Pick out each line of the records in which the word "that" appears.

» Material provided
↓
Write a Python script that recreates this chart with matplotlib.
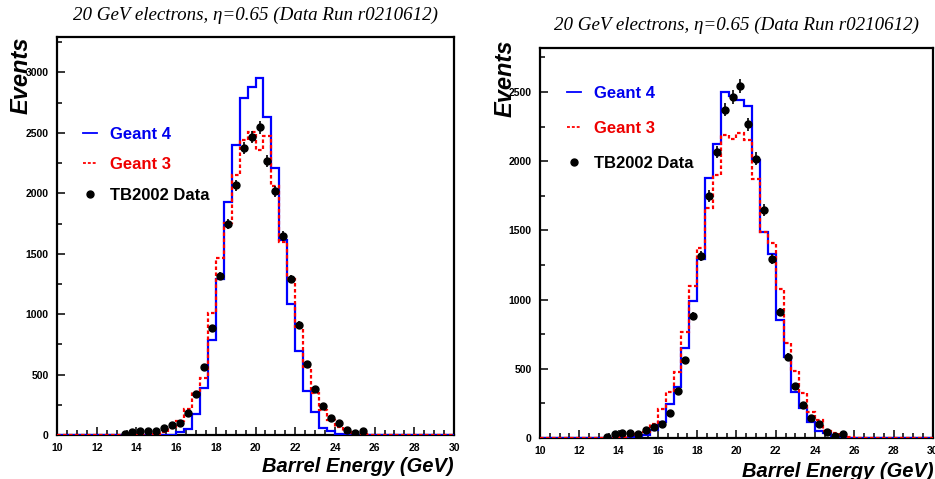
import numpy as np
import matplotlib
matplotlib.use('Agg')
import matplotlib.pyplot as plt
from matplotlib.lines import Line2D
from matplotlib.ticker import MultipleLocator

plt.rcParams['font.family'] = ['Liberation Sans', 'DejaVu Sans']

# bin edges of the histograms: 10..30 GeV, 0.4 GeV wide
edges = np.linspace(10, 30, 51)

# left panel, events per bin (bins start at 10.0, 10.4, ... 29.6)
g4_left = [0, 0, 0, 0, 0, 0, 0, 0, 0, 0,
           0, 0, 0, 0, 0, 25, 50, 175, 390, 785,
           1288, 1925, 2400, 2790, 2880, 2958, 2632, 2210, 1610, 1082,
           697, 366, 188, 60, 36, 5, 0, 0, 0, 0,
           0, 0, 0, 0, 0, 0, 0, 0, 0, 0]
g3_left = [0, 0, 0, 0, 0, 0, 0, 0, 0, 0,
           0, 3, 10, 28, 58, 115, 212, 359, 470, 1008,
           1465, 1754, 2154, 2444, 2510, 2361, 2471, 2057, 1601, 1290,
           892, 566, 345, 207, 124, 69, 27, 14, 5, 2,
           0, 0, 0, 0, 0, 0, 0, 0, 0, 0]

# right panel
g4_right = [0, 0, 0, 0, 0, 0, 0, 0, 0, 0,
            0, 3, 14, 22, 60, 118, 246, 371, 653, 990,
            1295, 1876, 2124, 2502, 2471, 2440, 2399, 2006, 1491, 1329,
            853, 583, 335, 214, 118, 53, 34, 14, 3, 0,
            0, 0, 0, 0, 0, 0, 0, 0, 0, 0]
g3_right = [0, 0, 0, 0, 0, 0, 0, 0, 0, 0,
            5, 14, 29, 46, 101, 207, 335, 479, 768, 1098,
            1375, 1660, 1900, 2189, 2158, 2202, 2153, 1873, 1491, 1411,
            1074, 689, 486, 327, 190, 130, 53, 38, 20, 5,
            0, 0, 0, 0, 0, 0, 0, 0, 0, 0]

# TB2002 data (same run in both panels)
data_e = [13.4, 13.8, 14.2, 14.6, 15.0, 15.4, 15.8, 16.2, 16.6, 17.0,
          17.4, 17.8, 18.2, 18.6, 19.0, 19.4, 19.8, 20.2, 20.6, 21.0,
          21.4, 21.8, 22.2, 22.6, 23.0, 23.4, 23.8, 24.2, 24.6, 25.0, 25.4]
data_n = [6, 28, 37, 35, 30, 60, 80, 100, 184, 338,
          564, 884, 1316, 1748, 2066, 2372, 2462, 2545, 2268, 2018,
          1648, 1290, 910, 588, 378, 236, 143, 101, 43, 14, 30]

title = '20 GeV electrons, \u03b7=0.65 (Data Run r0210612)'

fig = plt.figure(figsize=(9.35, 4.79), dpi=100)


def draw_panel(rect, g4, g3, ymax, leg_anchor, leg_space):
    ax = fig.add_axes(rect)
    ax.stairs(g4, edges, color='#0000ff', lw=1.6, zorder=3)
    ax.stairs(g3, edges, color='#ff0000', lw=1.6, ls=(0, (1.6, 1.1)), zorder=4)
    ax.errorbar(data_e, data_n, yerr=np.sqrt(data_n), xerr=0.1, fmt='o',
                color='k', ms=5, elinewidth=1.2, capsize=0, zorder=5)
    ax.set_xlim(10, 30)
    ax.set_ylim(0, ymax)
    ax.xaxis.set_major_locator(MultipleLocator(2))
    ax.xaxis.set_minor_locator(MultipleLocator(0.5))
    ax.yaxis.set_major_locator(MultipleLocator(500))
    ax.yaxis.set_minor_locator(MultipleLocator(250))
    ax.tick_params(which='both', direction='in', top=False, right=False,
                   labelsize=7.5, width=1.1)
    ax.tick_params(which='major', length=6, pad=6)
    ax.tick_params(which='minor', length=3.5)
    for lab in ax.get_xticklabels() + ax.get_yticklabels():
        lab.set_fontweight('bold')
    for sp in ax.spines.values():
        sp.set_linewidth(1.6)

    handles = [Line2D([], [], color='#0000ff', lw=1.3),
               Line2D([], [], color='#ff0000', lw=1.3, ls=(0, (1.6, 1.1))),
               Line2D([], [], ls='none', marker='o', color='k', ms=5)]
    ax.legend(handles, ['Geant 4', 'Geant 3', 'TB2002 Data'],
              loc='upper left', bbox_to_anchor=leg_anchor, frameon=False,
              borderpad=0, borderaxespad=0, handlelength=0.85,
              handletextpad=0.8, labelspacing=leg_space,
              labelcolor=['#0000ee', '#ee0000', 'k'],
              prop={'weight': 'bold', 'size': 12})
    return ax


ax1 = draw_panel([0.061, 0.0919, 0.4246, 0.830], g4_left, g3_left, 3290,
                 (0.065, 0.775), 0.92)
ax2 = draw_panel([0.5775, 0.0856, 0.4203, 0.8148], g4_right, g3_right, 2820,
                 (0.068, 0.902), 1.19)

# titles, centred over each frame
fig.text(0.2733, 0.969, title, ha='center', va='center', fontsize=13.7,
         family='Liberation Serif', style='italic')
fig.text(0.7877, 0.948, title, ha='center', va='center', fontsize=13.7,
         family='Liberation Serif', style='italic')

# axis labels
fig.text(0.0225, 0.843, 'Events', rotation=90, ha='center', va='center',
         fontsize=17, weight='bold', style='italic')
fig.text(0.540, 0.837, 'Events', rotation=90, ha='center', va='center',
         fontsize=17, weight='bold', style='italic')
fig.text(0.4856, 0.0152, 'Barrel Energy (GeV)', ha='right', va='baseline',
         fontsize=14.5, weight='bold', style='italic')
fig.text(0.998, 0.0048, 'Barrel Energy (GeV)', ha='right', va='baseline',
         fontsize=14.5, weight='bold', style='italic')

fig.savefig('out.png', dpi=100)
↑
↓
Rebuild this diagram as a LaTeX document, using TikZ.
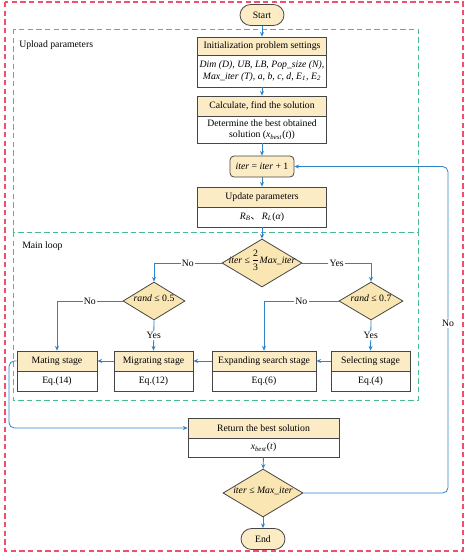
↑
↓
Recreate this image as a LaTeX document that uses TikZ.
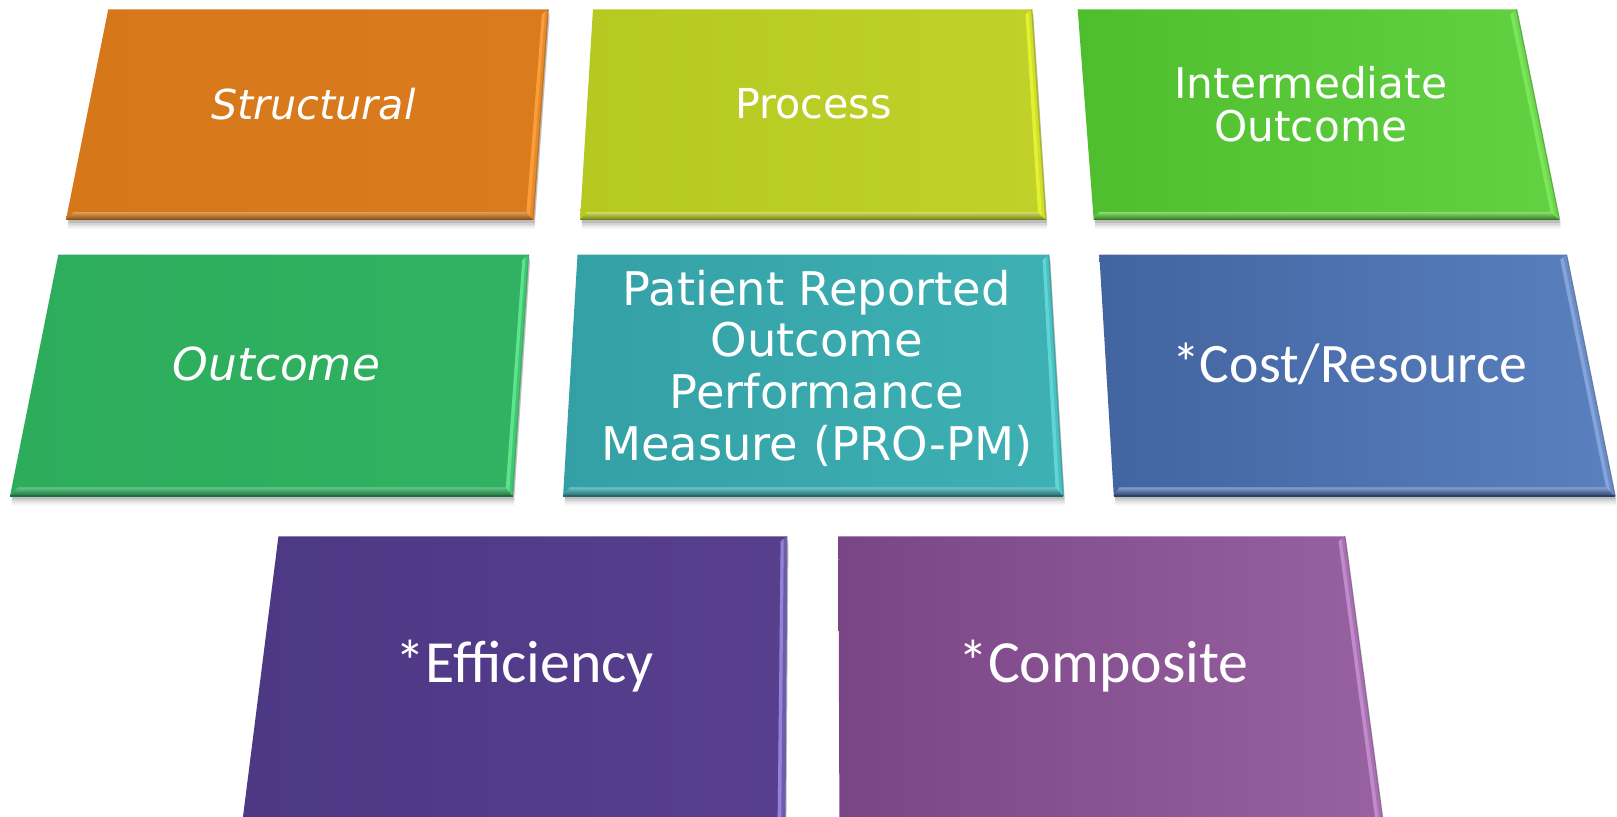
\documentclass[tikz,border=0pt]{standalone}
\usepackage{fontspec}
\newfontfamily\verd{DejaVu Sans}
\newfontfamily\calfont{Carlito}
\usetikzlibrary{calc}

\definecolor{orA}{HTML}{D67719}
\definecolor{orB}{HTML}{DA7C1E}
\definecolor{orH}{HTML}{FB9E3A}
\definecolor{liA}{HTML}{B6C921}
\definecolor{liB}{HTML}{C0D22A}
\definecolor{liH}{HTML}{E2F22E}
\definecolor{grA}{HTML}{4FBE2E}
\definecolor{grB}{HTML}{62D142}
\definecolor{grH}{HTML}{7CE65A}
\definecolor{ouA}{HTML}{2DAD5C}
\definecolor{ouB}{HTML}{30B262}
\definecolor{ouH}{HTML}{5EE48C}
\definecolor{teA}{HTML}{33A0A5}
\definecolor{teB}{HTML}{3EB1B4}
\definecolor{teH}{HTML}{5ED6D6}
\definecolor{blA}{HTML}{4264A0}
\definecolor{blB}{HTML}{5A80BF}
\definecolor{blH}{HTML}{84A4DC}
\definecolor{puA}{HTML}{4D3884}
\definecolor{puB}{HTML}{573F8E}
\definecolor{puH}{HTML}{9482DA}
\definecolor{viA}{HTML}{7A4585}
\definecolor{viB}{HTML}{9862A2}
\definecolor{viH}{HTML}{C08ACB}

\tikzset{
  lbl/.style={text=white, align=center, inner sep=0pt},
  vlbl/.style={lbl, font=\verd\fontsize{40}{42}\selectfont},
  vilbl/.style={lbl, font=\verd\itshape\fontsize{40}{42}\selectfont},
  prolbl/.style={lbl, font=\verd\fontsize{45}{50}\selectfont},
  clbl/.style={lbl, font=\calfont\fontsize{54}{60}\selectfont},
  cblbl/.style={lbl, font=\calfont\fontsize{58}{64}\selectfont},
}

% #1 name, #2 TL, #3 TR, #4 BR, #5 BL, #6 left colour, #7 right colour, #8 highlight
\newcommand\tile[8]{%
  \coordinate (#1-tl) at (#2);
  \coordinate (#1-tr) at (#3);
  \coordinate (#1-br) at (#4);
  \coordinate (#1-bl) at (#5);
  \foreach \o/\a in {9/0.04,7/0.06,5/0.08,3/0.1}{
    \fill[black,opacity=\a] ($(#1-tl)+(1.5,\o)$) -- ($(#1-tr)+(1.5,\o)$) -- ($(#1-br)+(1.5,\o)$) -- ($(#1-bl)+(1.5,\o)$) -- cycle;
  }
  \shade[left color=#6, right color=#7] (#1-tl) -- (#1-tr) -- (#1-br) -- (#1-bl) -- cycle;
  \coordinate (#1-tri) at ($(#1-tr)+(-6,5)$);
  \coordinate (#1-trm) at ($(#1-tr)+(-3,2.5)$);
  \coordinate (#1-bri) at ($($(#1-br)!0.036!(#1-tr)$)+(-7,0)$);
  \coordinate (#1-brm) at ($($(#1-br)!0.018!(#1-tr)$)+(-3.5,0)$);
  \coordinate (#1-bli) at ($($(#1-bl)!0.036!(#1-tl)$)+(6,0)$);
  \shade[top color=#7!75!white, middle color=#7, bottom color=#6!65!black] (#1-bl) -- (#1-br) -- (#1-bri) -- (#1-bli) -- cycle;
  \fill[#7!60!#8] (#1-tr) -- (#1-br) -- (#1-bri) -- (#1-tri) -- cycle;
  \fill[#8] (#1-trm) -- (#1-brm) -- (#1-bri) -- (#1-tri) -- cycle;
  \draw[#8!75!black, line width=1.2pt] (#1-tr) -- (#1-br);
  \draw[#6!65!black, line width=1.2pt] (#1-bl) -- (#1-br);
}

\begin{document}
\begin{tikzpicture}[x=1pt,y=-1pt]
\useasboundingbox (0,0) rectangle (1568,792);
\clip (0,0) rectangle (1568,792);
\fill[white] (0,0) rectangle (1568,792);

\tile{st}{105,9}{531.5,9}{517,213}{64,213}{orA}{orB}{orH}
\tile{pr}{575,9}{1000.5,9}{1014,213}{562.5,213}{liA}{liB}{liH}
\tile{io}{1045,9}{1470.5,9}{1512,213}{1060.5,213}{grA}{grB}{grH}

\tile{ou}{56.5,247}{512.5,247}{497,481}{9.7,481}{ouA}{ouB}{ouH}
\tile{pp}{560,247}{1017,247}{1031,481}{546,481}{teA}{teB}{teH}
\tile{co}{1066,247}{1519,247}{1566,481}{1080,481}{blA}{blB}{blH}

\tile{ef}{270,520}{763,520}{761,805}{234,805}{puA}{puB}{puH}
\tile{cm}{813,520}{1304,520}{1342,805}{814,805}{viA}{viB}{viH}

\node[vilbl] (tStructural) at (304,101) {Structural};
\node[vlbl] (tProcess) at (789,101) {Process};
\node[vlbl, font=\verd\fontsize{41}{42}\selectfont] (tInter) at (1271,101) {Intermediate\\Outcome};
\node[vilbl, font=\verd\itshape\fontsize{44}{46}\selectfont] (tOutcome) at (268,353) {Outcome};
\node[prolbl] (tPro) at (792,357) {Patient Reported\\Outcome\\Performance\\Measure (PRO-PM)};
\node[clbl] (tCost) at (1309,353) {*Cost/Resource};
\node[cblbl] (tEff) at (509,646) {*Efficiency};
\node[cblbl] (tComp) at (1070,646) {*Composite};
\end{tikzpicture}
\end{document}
↑
» Reply to the task
Write a Python script that recreates this chart with matplotlib.
Recreate this image as a LaTeX document that uses TikZ.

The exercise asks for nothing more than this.